To do this it is useful to compute min/max values.
What actually breaks
When I try to do this on columns of type string[pyarrow]
I get the following exception
import pandas as pd
s = pd.Series(["a", "b", "c"]).astype("string[pyarrow]")
s.min()
~/miniconda/lib/python3.8/site-packages/pandas/core/generic.py in min(self, axis, skipna, level, numeric_only, **kwargs)
10825 )
10826 def min(self, axis=None, skipna=None, level=None, numeric_only=None, **kwargs):
> 10827 return NDFrame.min(self, axis, skipna, level, numeric_only, **kwargs)
10828
10829 setattr(cls, "min", min)
~/miniconda/lib/python3.8/site-packages/pandas/core/generic.py in min(self, axis, skipna, level, numeric_only, **kwargs)
10348
10349 def min(self, axis=None, skipna=None, level=None, numeric_only=None, **kwargs):
> 10350 return self._stat_function(
10351 "min", nanops.nanmin, axis, skipna, level, numeric_only, **kwargs
10352 )
~/miniconda/lib/python3.8/site-packages/pandas/core/generic.py in _stat_function(self, name, func, axis, skipna, level, numeric_only, **kwargs)
10343 name, axis=axis, level=level, skipna=skipna, numeric_only=numeric_only
10344 )
> 10345 return self._reduce(
10346 func, name=name, axis=axis, skipna=skipna, numeric_only=numeric_only
10347 )
~/miniconda/lib/python3.8/site-packages/pandas/core/series.py in _reduce(self, op, name, axis, skipna, numeric_only, filter_type, **kwds)
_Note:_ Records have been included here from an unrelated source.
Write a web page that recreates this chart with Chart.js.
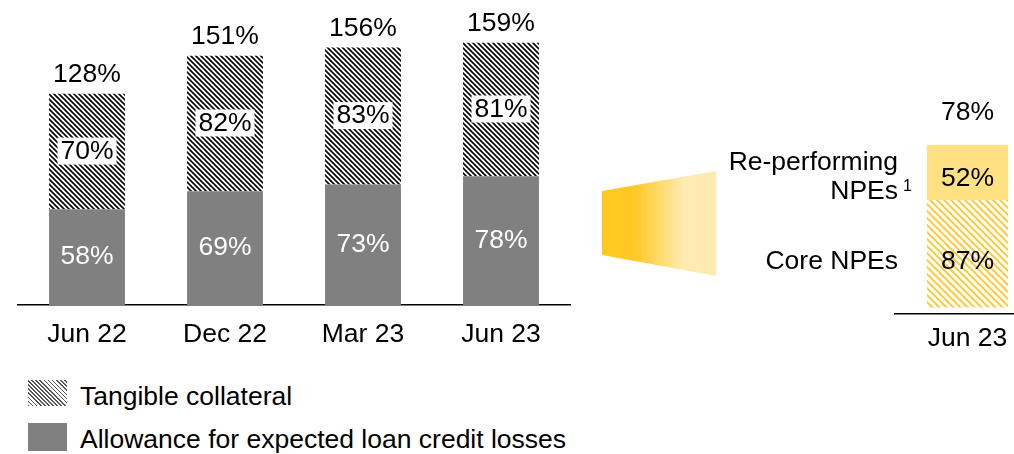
<!DOCTYPE html>
<html>
<head>
<meta charset="utf-8">
<script src="https://cdn.jsdelivr.net/npm/chart.js@4.4.1/dist/chart.umd.min.js"></script>
<style>
  html, body { margin: 0; padding: 0; background: #fff; overflow: hidden; }
  body { width: 1014px; height: 454px; position: relative; font-family: "Liberation Sans", Arial, sans-serif; }
  #left { position: absolute; left: 0; top: 0; }
  #right { position: absolute; left: 590px; top: 0; }
  .sw { position: absolute; left: 28px; width: 39px; }
  .sw.hatch { top: 380px; height: 26px; background: repeating-linear-gradient(45deg, #555 0 1.2px, #fff 1.2px 2.9px); }
  .sw.solid { top: 423px; height: 28px; background: #808080; }
  .lg { position: absolute; left: 80px; font-size: 26.5px; line-height: 30px; color: #000; white-space: nowrap; }
</style>
</head>
<body>
<canvas id="left" width="590" height="360"></canvas>
<canvas id="right" width="450" height="360"></canvas>
<div class="sw hatch"></div>
<div class="lg" style="top:381px">Tangible collateral</div>
<div class="sw solid"></div>
<div class="lg" style="top:424px">Allowance for expected loan credit losses</div>

<script>
// left chart: coverage of NPEs
const categories = ['Jun 22', 'Dec 22', 'Mar 23', 'Jun 23'];
const allowance = [58, 69, 73, 78];
const collateral = [70, 82, 83, 81];
const totals = [128, 151, 156, 159];

// right chart: Jun 23 split of NPEs (bar share) and their coverage (labels)
const npeCategory = ['Jun 23'];
const coreShare = [66];
const reperformingShare = [34];
const coreCoverage = [87];
const reperformingCoverage = [52];
const npeTotal = [78];

const FONT = '"Liberation Sans", Arial, sans-serif';
const SIZE = 26.5;

function makeHatch(fg, size, lw) {
  const c = document.createElement('canvas');
  c.width = size; c.height = size;
  const g = c.getContext('2d');
  g.fillStyle = '#fff';
  g.fillRect(0, 0, size, size);
  g.strokeStyle = fg;
  g.lineWidth = lw;
  g.beginPath();
  [-size, 0, size].forEach(k => {
    g.moveTo(k - 1, -1);
    g.lineTo(k + size + 1, size + 1);
  });
  g.stroke();
  return g.createPattern(c, 'repeat');
}

const hatchGray = makeHatch('#000', 5, 1.6);
const hatchYellow = makeHatch('#FFCB3D', 7, 2);

// value labels in the middle of each segment + totals above the stack
const barLabels = {
  id: 'barLabels',
  afterDatasetsDraw(chart, args, opts) {
    const ctx = chart.ctx;
    ctx.save();
    ctx.font = SIZE + 'px ' + FONT;
    ctx.textAlign = 'center';
    ctx.textBaseline = 'middle';
    chart.data.datasets.forEach((ds, i) => {
      const meta = chart.getDatasetMeta(i);
      meta.data.forEach((bar, j) => {
        const txt = ds.valueText[j];
        const y = (bar.y + bar.base) / 2 + (ds.labelShift || 0);
        if (ds.boxed) {
          const w = ctx.measureText(txt).width + 6;
          ctx.fillStyle = '#fff';
          ctx.fillRect(bar.x - w / 2, y - 14, w, 27);
        }
        ctx.fillStyle = ds.textColor || '#000';
        ctx.fillText(txt, bar.x, y);
        if (ds.sideLabel) {
          const x = chart.chartArea.left + 3;
          ctx.textAlign = 'right';
          ctx.fillStyle = '#000';
          const lines = ds.sideLabel;
          lines.forEach((ln, k) => {
            ctx.fillText(ln, x, y + (k - (lines.length - 1) / 2) * 29 - (lines.length > 1 ? 1 : 0));
          });
          if (ds.note) {
            ctx.font = '16px ' + FONT;
            ctx.textAlign = 'left';
            ctx.fillText(ds.note, x + 5, y + 8);
            ctx.font = SIZE + 'px ' + FONT;
          }
          ctx.textAlign = 'center';
        }
      });
    });
    if (opts.totals) {
      const last = chart.getDatasetMeta(chart.data.datasets.length - 1);
      last.data.forEach((bar, j) => {
        ctx.fillStyle = '#000';
        ctx.fillText(opts.totals[j] + '%', bar.x, bar.y - opts.offset);
      });
    }
    ctx.restore();
  }
};

// yellow "zoom" wedge pointing at the NPE bar
const wedge = {
  id: 'wedge',
  beforeDatasetsDraw(chart) {
    const ctx = chart.ctx;
    ctx.save();
    const grad = ctx.createLinearGradient(12, 0, 126, 0);
    grad.addColorStop(0, '#FFC823');
    grad.addColorStop(0.28, '#FFC823');
    grad.addColorStop(0.72, '#FFEBB2');
    grad.addColorStop(1, '#FFEBB2');
    ctx.fillStyle = grad;
    ctx.beginPath();
    ctx.moveTo(12, 191);
    ctx.lineTo(126, 171);
    ctx.lineTo(126, 276);
    ctx.lineTo(12, 255);
    ctx.closePath();
    ctx.fill();
    ctx.restore();
  }
};

new Chart(document.getElementById('left'), {
  type: 'bar',
  data: {
    labels: categories,
    datasets: [
      {
        label: 'Allowance for expected loan credit losses',
        data: allowance,
        backgroundColor: '#808080',
        valueText: allowance.map(v => v + '%'),
        textColor: '#fff'
      },
      {
        label: 'Tangible collateral',
        data: collateral,
        backgroundColor: hatchGray,
        valueText: collateral.map(v => v + '%'),
        boxed: true
      }
    ]
  },
  options: {
    responsive: false,
    animation: false,
    layout: { padding: { left: 18, right: 20, top: 8, bottom: 0 } },
    datasets: { bar: { categoryPercentage: 1, barPercentage: 0.55 } },
    plugins: {
      legend: { display: false },
      tooltip: { enabled: false },
      barLabels: { totals: totals, offset: 19 }
    },
    scales: {
      x: {
        stacked: true,
        grid: { display: false, drawTicks: false },
        border: { display: true, color: '#000', width: 1.5 },
        ticks: { color: '#000', font: { size: SIZE, family: FONT }, padding: 14 },
        afterFit: s => { s.height = 55; }
      },
      y: { stacked: true, display: false, min: 0, max: 180 }
    }
  },
  plugins: [barLabels]
});

new Chart(document.getElementById('right'), {
  type: 'bar',
  data: {
    labels: npeCategory,
    datasets: [
      {
        label: 'Core NPEs',
        data: coreShare,
        backgroundColor: hatchYellow,
        valueText: coreCoverage.map(v => v + '%'),
        sideLabel: ['Core NPEs'],
        labelShift: 8
      },
      {
        label: 'Re-performing NPEs',
        data: reperformingShare,
        backgroundColor: '#FFE083',
        valueText: reperformingCoverage.map(v => v + '%'),
        sideLabel: ['Re-performing', 'NPEs'],
        note: '1',
        labelShift: 6
      }
    ]
  },
  options: {
    responsive: false,
    animation: false,
    layout: { padding: { left: 305, right: 0, top: 21, bottom: 0 } },
    datasets: { bar: { categoryPercentage: 1, barPercentage: 0.56 } },
    plugins: {
      legend: { display: false },
      tooltip: { enabled: false },
      barLabels: { totals: npeTotal, offset: 32 }
    },
    scales: {
      x: {
        stacked: true,
        grid: { display: false, drawTicks: false },
        border: { display: true, color: '#000', width: 1.5 },
        ticks: { color: '#000', font: { size: SIZE, family: FONT }, padding: 9 },
        afterFit: s => { s.height = 46; }
      },
      y: { stacked: true, display: false, min: -4, max: 176 }
    }
  },
  plugins: [wedge, barLabels]
});
</script>
</body>
</html>
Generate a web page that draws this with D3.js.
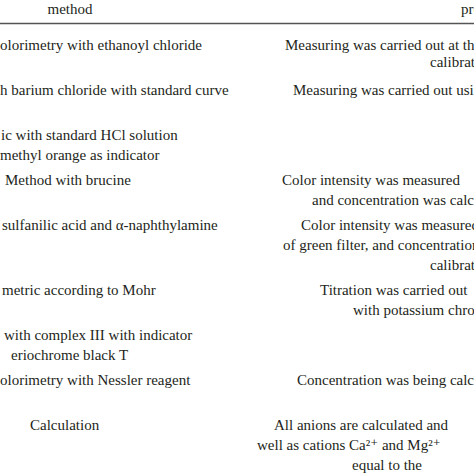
<!DOCTYPE html>
<html>
<head>
<meta charset="utf-8">
<script src="https://cdn.jsdelivr.net/npm/d3@7"></script>
<style>
  body { margin: 0; background: #fff; overflow: hidden; }
  text { font-family: "Liberation Serif", "DejaVu Serif", serif; font-size: 15px; fill: #231f20; }
</style>
</head>
<body>
<div id="table"></div>
<script>
// table content (left column: method, right column: procedure), clipped like the source
const headers = ["method", "procedure"];
const rowSlots = [2, 2, 2, 2, 3, 2, 2, 2, 3];
const methodLines = [
  ["olorimetry with ethanoyl chloride"],
  ["h barium chloride with standard curve"],
  ["ic with standard HCl solution", "methyl orange as indicator"],
  ["Method with brucine"],
  ["sulfanilic acid and α-naphthylamine"],
  ["metric according to Mohr"],
  ["with complex III with indicator", "eriochrome black T"],
  ["olorimetry with Nessler reagent"],
  ["Calculation"]
];
const methodX = [[0], [0], [1, 0], [5], [2], [2], [4, 11], [0], [30]];
const procLines = [
  ["Measuring was carried out at the", "calibration"],
  ["Measuring was carried out using"],
  [],
  ["Color intensity was measured", "and concentration was calculated"],
  ["Color intensity was measured", "of green filter, and concentration", "calibration"],
  ["Titration was carried out", "with potassium chromate"],
  [],
  ["Concentration was being calculated"],
  ["All anions are calculated and", "well as cations Ca²⁺ and Mg²⁺", "equal to the"]
];
const procX = [[285, 430], [293], [], [282, 312], [301, 283, 430], [320, 353], [], [297], [274, 257, 352]];

const width = 474, height = 474, lineH = 20, rowGap = 5, topY = 50;

const svg = d3.select("#table").append("svg")
  .attr("width", width).attr("height", height);

// header
svg.append("text").attr("x", 70).attr("y", 14).attr("text-anchor", "middle").text(headers[0]);
svg.append("text").attr("x", 461).attr("y", 14).text(headers[1]);
svg.append("line").attr("x1", 0).attr("x2", width).attr("y1", 23.5).attr("y2", 23.5)
  .attr("stroke", "#555").attr("stroke-width", 1.5);

// row start positions from cumulative slot counts
const starts = rowSlots.map((n, i) => d3.sum(rowSlots.slice(0, i)) * lineH + i * rowGap);
const y = d3.scaleLinear().domain([0, 1]).range([topY, topY + 1]);

const rows = svg.selectAll("g.row").data(d3.range(rowSlots.length)).join("g").attr("class", "row");

rows.selectAll("text.m").data(i => methodLines[i].map((t, j) => ({ t, j, i }))).join("text")
  .attr("class", "m")
  .attr("x", d => methodX[d.i][d.j])
  .attr("y", d => y(starts[d.i] + d.j * lineH))
  .text(d => d.t);

rows.selectAll("text.p").data(i => procLines[i].map((t, j) => ({ t, j, i }))).join("text")
  .attr("class", "p")
  .attr("x", d => procX[d.i][d.j])
  .attr("y", d => y(starts[d.i] + d.j * lineH) - (d.i === 0 && d.j === 1 ? 3 : 0))
  .text(d => d.t);
</script>
</body>
</html>
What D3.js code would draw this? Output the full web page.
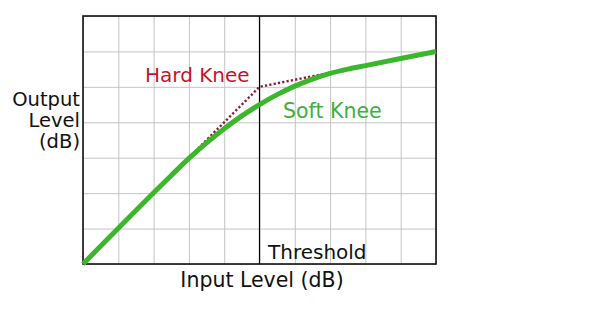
<!DOCTYPE html>
<html>
<head>
<meta charset="utf-8">
<script src="https://cdn.jsdelivr.net/npm/d3@7"></script>
<style>
  html, body { margin: 0; padding: 0; background: #fff; }
  text { font-family: "DejaVu Sans", Verdana, sans-serif; }
</style>
</head>
<body>
<div id="chart"></div>
<script>
// Values (grid units)
const gridX = [0, 1, 2, 3, 4, 5, 6, 7, 8, 9, 10];
const gridY = [0, 1, 2, 3, 4, 5, 6, 7];
const threshold = 5;

// soft knee curve (input, output)
const softX = [0, 2.5, 3, 3.5, 4, 4.5, 5, 5.5, 6, 6.5, 7, 7.5, 8, 10];
const softY = [0, 2.5, 2.98, 3.42, 3.82, 4.18, 4.5, 4.78, 5.02, 5.22, 5.38, 5.5, 5.6, 6.0];

// hard knee (dotted part only)
const hardX = [3, 5, 7.5];
const hardY = [3, 5, 5.5];

const yTitleLines = ['Output', 'Level', '(dB)'];

const width = 604;
const height = 309;
const plot = { left: 83, top: 16, right: 436, bottom: 264 };

const drawChart = () => {
    const x = d3.scaleLinear().domain([0, 10]).range([plot.left, plot.right]);
    const y = d3.scaleLinear().domain([0, 7]).range([plot.bottom, plot.top]);

    const svg = d3.select('#chart')
        .append('svg')
        .attr('width', width)
        .attr('height', height);

    // grid
    svg.append('g')
        .attr('transform', `translate(0,${plot.bottom})`)
        .call(d3.axisBottom(x).tickValues(gridX).tickSize(-(plot.bottom - plot.top)).tickFormat(''))
        .call(g => g.select('.domain').remove())
        .selectAll('line').attr('stroke', '#c4c4c4').attr('stroke-width', 1);

    svg.append('g')
        .attr('transform', `translate(${plot.left},0)`)
        .call(d3.axisLeft(y).tickValues(gridY).tickSize(-(plot.right - plot.left)).tickFormat(''))
        .call(g => g.select('.domain').remove())
        .selectAll('line').attr('stroke', '#c4c4c4').attr('stroke-width', 1);

    // threshold line
    svg.append('line')
        .attr('x1', x(threshold)).attr('x2', x(threshold))
        .attr('y1', y(0)).attr('y2', y(7))
        .attr('stroke', '#000')
        .attr('stroke-width', 1.2);

    // frame
    svg.append('rect')
        .attr('x', x(0)).attr('y', y(7))
        .attr('width', x(10) - x(0))
        .attr('height', y(0) - y(7))
        .attr('fill', 'none')
        .attr('stroke', '#111')
        .attr('stroke-width', 1.6);

    const line = d3.line().x(d => x(d[0])).y(d => y(d[1]));

    // hard knee dotted
    svg.append('path')
        .datum(hardX.map((v, i) => [v, hardY[i]]))
        .attr('d', line)
        .attr('fill', 'none')
        .attr('stroke', '#8e1a36')
        .attr('stroke-width', 2.4)
        .attr('stroke-dasharray', '2.2,2.2');

    // soft knee
    svg.append('path')
        .datum(softX.map((v, i) => [v, softY[i]]))
        .attr('d', line.curve(d3.curveMonotoneX))
        .attr('fill', 'none')
        .attr('stroke', '#3cb72c')
        .attr('stroke-width', 5)
        .attr('stroke-linejoin', 'round');

    // labels
    svg.append('text')
        .attr('x', 145).attr('y', 82)
        .attr('font-size', 20)
        .attr('fill', '#c0152c')
        .text('Hard Knee');

    svg.append('text')
        .attr('x', 283).attr('y', 118)
        .attr('font-size', 20.5)
        .attr('fill', '#3cb040')
        .text('Soft Knee');

    svg.append('text')
        .attr('x', 268).attr('y', 259)
        .attr('font-size', 20)
        .attr('fill', '#111')
        .text('Threshold');

    svg.append('text')
        .attr('x', 262).attr('y', 287)
        .attr('text-anchor', 'middle')
        .attr('font-size', 20.5)
        .attr('fill', '#111')
        .text('Input Level (dB)');

    svg.selectAll('text.ytitle')
        .data(yTitleLines)
        .join('text')
        .attr('class', 'ytitle')
        .attr('x', 80)
        .attr('y', (d, i) => 106 + i * 21)
        .attr('text-anchor', 'end')
        .attr('font-size', 19.5)
        .attr('fill', '#111')
        .text(d => d);
};

document.addEventListener('DOMContentLoaded', drawChart);
</script>
</body>
</html>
4380 if isinstance(delegate, ExtensionArray):
4381 # dispatch to ExtensionArray interface
-> 4382 return delegate._reduce(name, skipna=skipna, **kwds)
4383
4384 else:
~/miniconda/lib/python3.8/site-packages/pandas/core/arrays/string_arrow.py in _reduce(self, name, skipna, **kwargs)
377 def _reduce(self, name: str, skipna: bool = True, **kwargs):
378 if name in ["min", "max"]:
--> 379 return getattr(self, name)(skipna=skipna)
380
381 raise TypeError(f"Cannot perform reduction '{name}' with string dtype")
AttributeError: 'ArrowStringArray' object has no attribute 'min'
Solution
I am hopeful that Arrow maybe already has an min/max implementation and they just haven't been hooked up yet.